In 1996, the total spent on mortgage interest as part of income support payments was about pounds 760m. While this amount is expected to fall in the longer term as more people are excluded from benefits in the first nine months because they took home loans after October 1995, the cost could soar again in the event of a renewed rise in unemployment.

Compulsory home loan insurance, though not linked to a cut in mortgage interest payments, forms part of series of proposals put forward in a report by the Council of Mortgage Lenders (CML) yesterday.

A spokesman from the Department of Social Security, said yesterday that although ministers had not yet seen the report, a number of options were now being considered by the public spending review, including this one.
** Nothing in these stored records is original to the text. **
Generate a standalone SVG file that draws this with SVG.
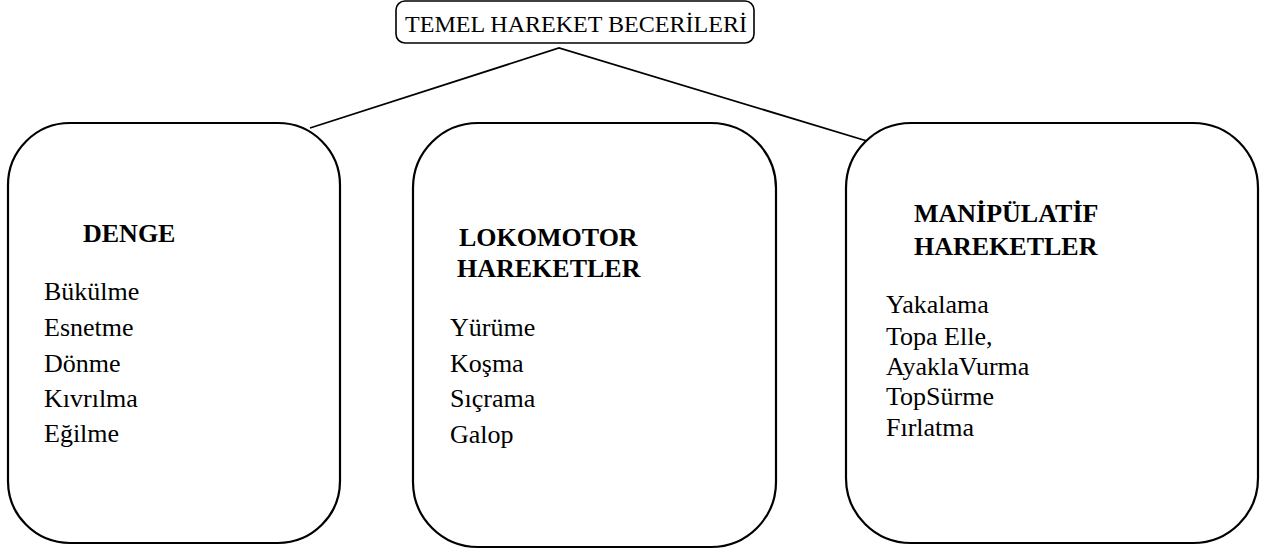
<svg xmlns="http://www.w3.org/2000/svg" width="1275" height="551" viewBox="0 0 1275 551">
<style>
.box{fill:#fff;stroke:#000;stroke-width:2.2}
.t{font-family:"Liberation Serif","Times New Roman",serif;fill:#000}
.h{font-size:26px;font-weight:bold}
.b{font-size:26px}
.conn{fill:none;stroke:#000;stroke-width:1.8}
</style>
<rect width="1275" height="551" fill="#fff"/>
<g id="connectors">
<polyline class="conn" points="310,128 559,48 867,141"/>
</g>
<g id="root">
<rect x="396" y="1" width="358" height="42" rx="9" fill="#fff" stroke="#000" stroke-width="1.6"/>
<text class="t" x="405" y="32" font-size="24" textLength="342" lengthAdjust="spacingAndGlyphs">TEMEL HAREKET BECERİLERİ</text>
</g>
<g id="denge">
<rect class="box" x="8" y="123" width="332" height="420" rx="62"/>
<text class="t h" x="83" y="242">DENGE</text>
<text class="t b" x="44" y="300">Bükülme</text>
<text class="t b" x="44" y="336">Esnetme</text>
<text class="t b" x="44" y="372">Dönme</text>
<text class="t b" x="44" y="407">Kıvrılma</text>
<text class="t b" x="44" y="442">Eğilme</text>
</g>
<g id="lokomotor">
<rect class="box" x="413" y="123" width="363" height="424" rx="65"/>
<text class="t h" x="459" y="246">LOKOMOTOR</text>
<text class="t h" x="457" y="277">HAREKETLER</text>
<text class="t b" x="450" y="336">Yürüme</text>
<text class="t b" x="450" y="372">Koşma</text>
<text class="t b" x="450" y="407">Sıçrama</text>
<text class="t b" x="450" y="443">Galop</text>
</g>
<g id="manipulatif">
<rect class="box" x="846" y="123" width="412" height="420" rx="65"/>
<text class="t h" x="914" y="222">MANİPÜLATİF</text>
<text class="t h" x="914" y="255">HAREKETLER</text>
<text class="t b" x="886" y="313">Yakalama</text>
<text class="t b" x="886" y="345">Topa Elle,</text>
<text class="t b" x="886" y="375">AyaklaVurma</text>
<text class="t b" x="886" y="405">TopSürme</text>
<text class="t b" x="886" y="436">Fırlatma</text>
</g>
</svg>
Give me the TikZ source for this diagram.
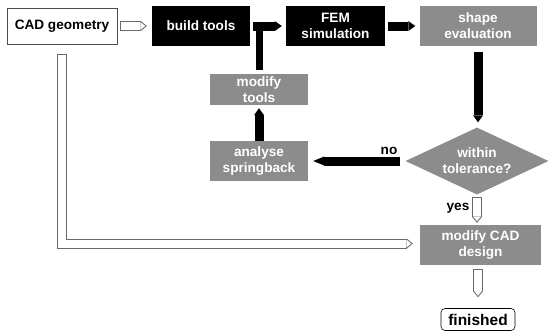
\documentclass[tikz,border=0pt]{standalone}
\usepackage{fontspec}
\setmainfont{Liberation Sans}
\usetikzlibrary{arrows.meta}
\usetikzlibrary{shapes.geometric}
\definecolor{boxgray}{RGB}{140,140,140}
\definecolor{rimgray}{RGB}{105,105,105}
\tikzset{box/.style={minimum width=98pt,minimum height=40pt,inner sep=0pt,align=center,font=\bfseries\fontsize{13.6}{16}\selectfont}}
\tikzset{blackbox/.style={box,fill=black,text=white}}
\tikzset{graybox/.style={box,fill=boxgray,text=white}}
\tikzset{decision/.style={diamond,aspect=2.2,fill=boxgray,text=white,inner sep=0pt,align=center,font=\bfseries\fontsize{13.6}{16}\selectfont}}
\tikzset{blk/.style={draw=black,line width=9pt,-{Triangle[length=7pt,width=10pt,line width=0pt]}}}
\tikzset{hollowrim/.style={draw=rimgray,line width=10pt,-{Triangle[length=6pt,width=10pt,line width=0pt]}}}
\tikzset{hollowcore/.style={draw=white,line width=8pt,-{Triangle[length=4.8pt,width=8pt,line width=0pt]}}}
% outlined arrow: rim first, then the white core on top
\newcommand{\hollowarrow}[3]{%
  \draw[hollowrim,shorten <=#1pt,shorten >=#2pt] #3;
  \draw[hollowcore,shorten <=#1pt+1pt,shorten >=#2pt+1.6pt] #3;}

\begin{document}
\begin{tikzpicture}[x=1pt,y=-1pt]
  \useasboundingbox (0,0) rectangle (549,333);
  \node[box,draw=black!70,line width=0.8pt,minimum width=110pt,minimum height=36pt] (cad) at (62,26) {CAD geometry};
  \node[blackbox] (build) at (201,26) {build tools};
  \node[blackbox,minimum width=99pt] (fem) at (335.5,26) {FEM\\simulation};
  \node[graybox,minimum width=117pt] (shape) at (478,26) {shape\\evaluation};
  \node[graybox,minimum height=31pt] (modtools) at (259,89.5) {modify\\tools};
  \node[graybox] (analyse) at (259,161) {analyse\\springback};
  \node[decision,minimum width=143pt,minimum height=67pt] (tol) at (477,161) {within\\tolerance?};
  \node[graybox,minimum width=121pt] (modcad) at (480.5,245) {modify CAD\\design};
  \node[draw=black,line width=0.6pt,rounded corners=4pt,minimum width=74pt,minimum height=22pt,inner sep=0pt,font=\bfseries\fontsize{15.5}{18}\selectfont] (done) at (478,319.5) {finished};
  \node[font=\bfseries\fontsize{13.6}{16}\selectfont] (no) at (389,151) {no};
  \node[font=\bfseries\fontsize{13.6}{16}\selectfont] (yes) at (458,208) {yes};

  \hollowarrow{3}{5}{(cad.east) -- (build.west)}
  \draw[line width=7pt,shorten <=4pt] (modtools.north) -- (modtools.north |- build.east);
  \draw[blk,shorten <=3pt,shorten >=4pt] (build.east) -- (fem.west);
  \draw[blk,shorten <=3pt,shorten >=4pt] (fem.east) -- (shape.west);
  \draw[blk,shorten <=6pt,shorten >=5pt] (shape.south) -- (shape.south |- tol.north);
  \draw[blk,shorten <=5pt,shorten >=5pt,-{Triangle[length=11pt,width=9pt,line width=0pt]}] (tol.west) -- (analyse.east);
  \draw[blk,shorten >=3pt] (analyse.north) -- (modtools.south);
  \hollowarrow{2}{2}{(tol.south) -- (tol.south |- modcad.north)}
  \hollowarrow{4}{11}{(done.north |- modcad.south) -- (done.north)}
  \hollowarrow{8}{7}{([yshift=-1.5pt]cad.south) |- ([yshift=1.5pt]modcad.west)}
\end{tikzpicture}
\end{document}
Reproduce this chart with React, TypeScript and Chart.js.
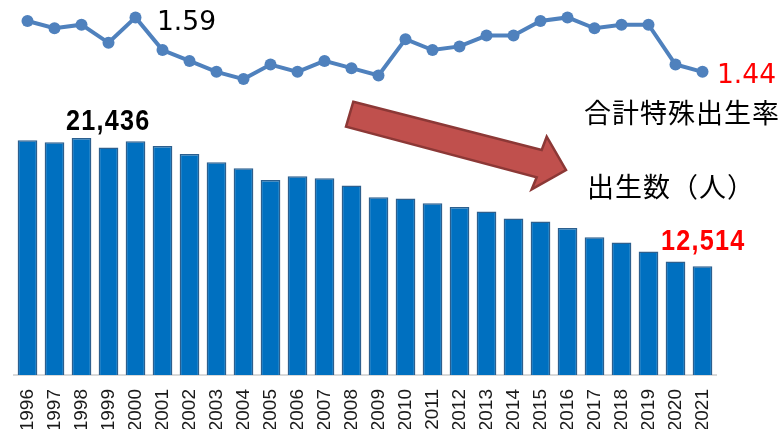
import React, { useEffect, useRef } from "react";
import { Chart, registerables } from "chart.js";

Chart.register(...registerables);

const years = ["1996","1997","1998","1999","2000","2001","2002","2003","2004","2005","2006","2007","2008","2009","2010","2011","2012","2013","2014","2015","2016","2017","2018","2019","2020","2021"];
const births = [21280, 21140, 21436, 20770, 21210, 20880, 20320, 19750, 19330, 18520, 18770, 18630, 18130, 17310, 17220, 16900, 16640, 16320, 15830, 15620, 15180, 14530, 14160, 13540, 12840, 12514];
const tfr = [1.58, 1.56, 1.57, 1.52, 1.59, 1.50, 1.47, 1.44, 1.42, 1.46, 1.44, 1.47, 1.45, 1.43, 1.53, 1.50, 1.51, 1.54, 1.54, 1.58, 1.59, 1.56, 1.57, 1.57, 1.46, 1.44];

const labelTfrLabel = "合計特殊出生率";
const labelBirths = "出生数（人）";
const labelTfrMax = "1.59";
const labelTfrLast = "1.44";
const labelBirthsMax = "21,436";
const labelBirthsLast = "12,514";

function condensedText(ctx: CanvasRenderingContext2D, text: string, x: number, y: number, sx: number) {
  ctx.save();
  ctx.translate(x, y);
  ctx.scale(sx, 1);
  ctx.fillText(text, 0, 0);
  ctx.restore();
}

const annotationPlugin = {
  id: "annotations",
  afterDatasetsDraw(chart: any) {
    const ctx = chart.ctx as CanvasRenderingContext2D;
    ctx.save();
    // arrow
    const pts: [number, number][] = [
      [353.3, 101.7], [541.7, 150], [546.7, 136.7], [566, 170],
      [531.7, 189.3], [536.7, 177.3], [346, 126.7],
    ];
    ctx.beginPath();
    pts.forEach(([x, y], i) => (i === 0 ? ctx.moveTo(x, y) : ctx.lineTo(x, y)));
    ctx.closePath();
    ctx.fillStyle = "#C0504D";
    ctx.fill();
    ctx.lineWidth = 2.5;
    ctx.strokeStyle = "#8C3836";
    ctx.lineJoin = "miter";
    ctx.stroke();

    // rate labels
    ctx.textBaseline = "alphabetic";
    ctx.textAlign = "left";
    ctx.font = "26.5px 'DejaVu Sans', sans-serif";
    ctx.fillStyle = "#000";
    ctx.fillText(labelTfrMax, 157, 30);
    ctx.fillStyle = "#FF0000";
    ctx.fillText(labelTfrLast, 717, 83);

    // births labels (condensed bold)
    ctx.font = "bold 30px 'Liberation Sans', Arial, sans-serif";
    (ctx as any).letterSpacing = "1.5px";
    ctx.fillStyle = "#000";
    condensedText(ctx, labelBirthsMax, 66, 130, 0.84);
    ctx.fillStyle = "#FF0000";
    condensedText(ctx, labelBirthsLast, 661, 250, 0.84);

    // series names
    ctx.font = "27px 'Noto Sans CJK JP', sans-serif";
    (ctx as any).letterSpacing = "1px";
    ctx.fillStyle = "#000";
    ctx.textBaseline = "ideographic";
    ctx.fillText(labelTfrLabel, 584, 126);
    ctx.fillText(labelBirths, 587, 200);
    ctx.restore();
  },
};

export default function App() {
  const ref = useRef<HTMLCanvasElement>(null);
  useEffect(() => {
    if (!ref.current) return;
    const chart = new Chart(ref.current, {
      type: "bar",
      data: {
        labels: years,
        datasets: [
          {
            type: "line",
            data: tfr,
            yAxisID: "y1",
            borderColor: "#4F81BD",
            backgroundColor: "#4F81BD",
            borderWidth: 4,
            pointRadius: 6,
            pointBorderWidth: 0,
            tension: 0,
            clip: false as any,
            order: 0,
          } as any,
          {
            type: "bar",
            data: births,
            yAxisID: "y",
            backgroundColor: "#0070C0",
            borderColor: "#2C5F8E",
            borderWidth: 1.5,
            barPercentage: 0.73,
            categoryPercentage: 1,
            order: 1,
          },
        ],
      },
      options: {
        responsive: false,
        animation: false,
        layout: { autoPadding: false, padding: { left: 14, right: 67, top: 0, bottom: 0 } },
        plugins: { legend: { display: false }, tooltip: { enabled: false } },
        scales: {
          x: {
            grid: { display: false },
            border: { display: true, color: "#D9D9D9", width: 2 },
            ticks: {
              minRotation: 90,
              maxRotation: 90,
              autoSkip: false,
              padding: 6,
              color: "#1a1a1a",
              font: { family: "'Liberation Sans', Arial, sans-serif", size: 19 },
            },
            afterFit: (s: any) => {
              s.height = 54;
            },
          },
          y: { display: false, min: 4950, max: 31030 },
          y1: { display: false, min: 0.604, max: 1.638 },
        },
      },
      plugins: [annotationPlugin],
    });
    return () => chart.destroy();
  }, []);
  return (
    <div style={{ position: "absolute", left: 0, top: 0, width: 783, height: 429, background: "#fff" }}>
      <canvas ref={ref} width={783} height={429} style={{ width: 783, height: 429, display: "block" }} />
    </div>
  );
}
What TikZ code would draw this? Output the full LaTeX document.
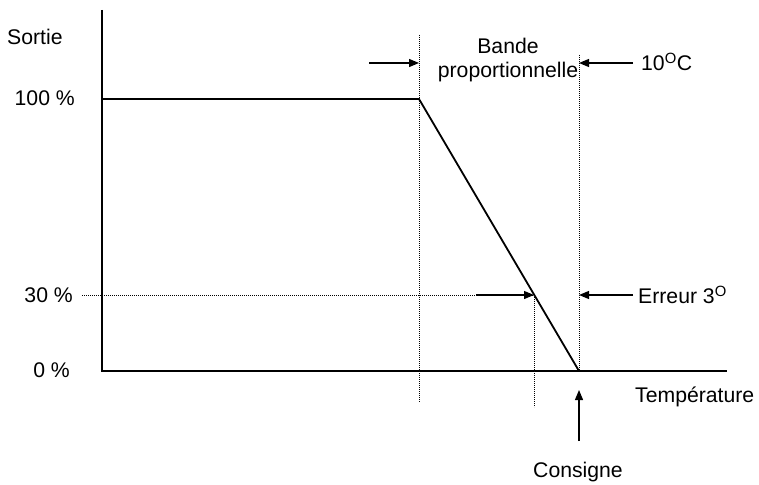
\documentclass[tikz,border=0pt]{standalone}
\usepackage{fontspec}
\setmainfont{Liberation Sans}
\usetikzlibrary{positioning, arrows.meta, calc}

\begin{document}
\begin{tikzpicture}[
    x=1pt, y=-1pt,
    axis line/.style={line width=1.8pt, draw=black},
    guide/.style={line width=0.9pt, dash pattern=on 0.9pt off 1.1pt, draw=black},
    pointer/.style={-{Triangle[length=10pt, width=8pt]}, line width=1.2pt, draw=black},
    lbl/.style={font=\fontsize{21.2}{24}\selectfont, inner sep=0pt, align=center, text=black}
]

\useasboundingbox (0,0) rectangle (759,484);

% ------------------------------------------------------------------------------
% 1. POINTS DE LA COURBE
% ------------------------------------------------------------------------------
\coordinate (origin) at (102,371);
\coordinate (ytop)   at (102,10);
\coordinate (xend)   at (727,371);
\coordinate (full)   at (102,99);
\coordinate (knee)   at (419,99);
\coordinate (zero)   at (579,371);
\coordinate (err)    at (534,295);

% ------------------------------------------------------------------------------
% 2. AXES ET COURBE
% ------------------------------------------------------------------------------
\draw[axis line] (ytop) -- (origin) -- (xend);
\draw[axis line] (full) -- (knee) -- (zero);

% ------------------------------------------------------------------------------
% 3. LIGNES DE REPERE (pointillés)
% ------------------------------------------------------------------------------
\draw[guide] (knee |- 0,35) -- (knee |- 0,402);
\draw[guide] (zero |- 0,55) -- (zero);
\draw[guide] (err) -- (err |- 0,407);
\draw[guide] (82,295) -- (err);

% ------------------------------------------------------------------------------
% 4. ETIQUETTES
% ------------------------------------------------------------------------------
\node[lbl, anchor=west] (sortie) at (7,37) {Sortie};
\node[lbl, anchor=east] (p100) at (75,98) {100 \%};
\node[lbl, anchor=east] (p30) at (73,295) {30 \%};
\node[lbl, anchor=east] (p0) at (70,370) {0 \%};
\node[lbl] (bande) at (508,60) {Bande\\proportionnelle};
\node[lbl, anchor=west] (dix) at (641,62) {10\textsuperscript{O}C};
\node[lbl, anchor=west] (erreur) at (638,295) {Erreur 3\textsuperscript{O}};
\node[lbl, anchor=west] (temp) at (635,397) {Température};
\node[lbl] (consigne) at (578,472) {Consigne};

% ------------------------------------------------------------------------------
% 5. FLECHES
% ------------------------------------------------------------------------------
\draw[pointer] (369,63) -- (knee |- 0,63);
\draw[pointer] (dix.west |- 0,63) ++(-8,0) -- (zero |- 0,63);
\draw[pointer] (476,295) -- (err);
\draw[pointer] (erreur.west |- 0,295) ++(-5,0) -- (zero |- 0,295);
\draw[pointer] (zero |- 0,441) -- (zero |- 0,390);

\end{tikzpicture}
\end{document}
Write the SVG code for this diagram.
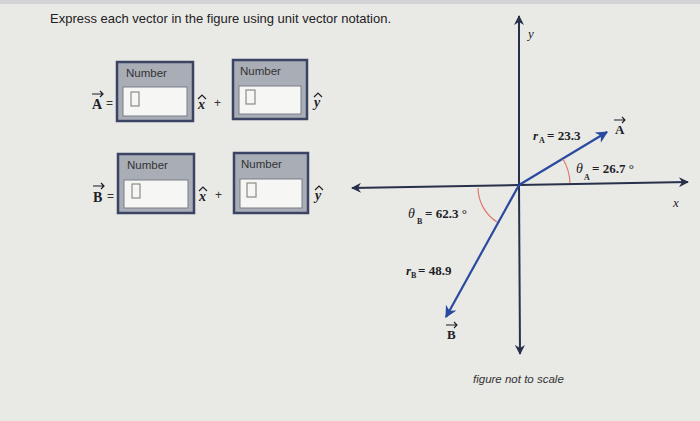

The CML report argues that, taken with a series of other reforms of the welfare system affecting homeowners, compulsory cover would help to reduce the number of home repossessions, which currently stand at about 30,000 a year.

The state's financial burden, incurred when it has to rehouse evicted homeowners and pay their rents, might be further eased if it were prepared to offer support for low income homeowners at a cost of pounds 300m a year, the CML study estimates.

Michael Coogan, director general at the CML, said: "The DSS and the Department of the Environment and Transport are carrying out a spending review and they are looking at how assistance in the housing market is paid. What we are trying to do is add to the informed debate within the Government. I think [ministers] are interested in these sorts of views. They do not want to add to the financial burdens of borrowers.

The report, written by Steve Wilcox, an academic at the University of York, and Holly Sutherland, from Cambridge University, will be unveiled at a one-day forum to be addressed by Hilary Armstrong, the housing minister.

The two writers argue that structural changes in the housing market mean that more borrowers than ever before operate in a climate of job uncertainty. In the event of a new economic downturn, the scale of repossessions which has dropped below its peak of 60,000 a year in the early 1990s would begin to climb again.

Mr Wilcox and Ms Sutherland propose a combination of three policies to prevent the problem faced earlier this decade from reocurring. The first would involve lender flexibility and a commitment not to repossess properties if mortgage debts rise in the first three or four months after borrowers loses their jobs.

Second, the authors suggest that while tax relief on cover might make insurance more popular, this move alone is unlikely to stimulate many people to take out insurance. They suggest compulsion is the best option, because it would allow lenders to provide it more cheaply, without "adverse selection" from people who expect to be made redundant before they take the insurance out.

The third proposal involves offering borrowers similar benefits as are made available to tenants on low income.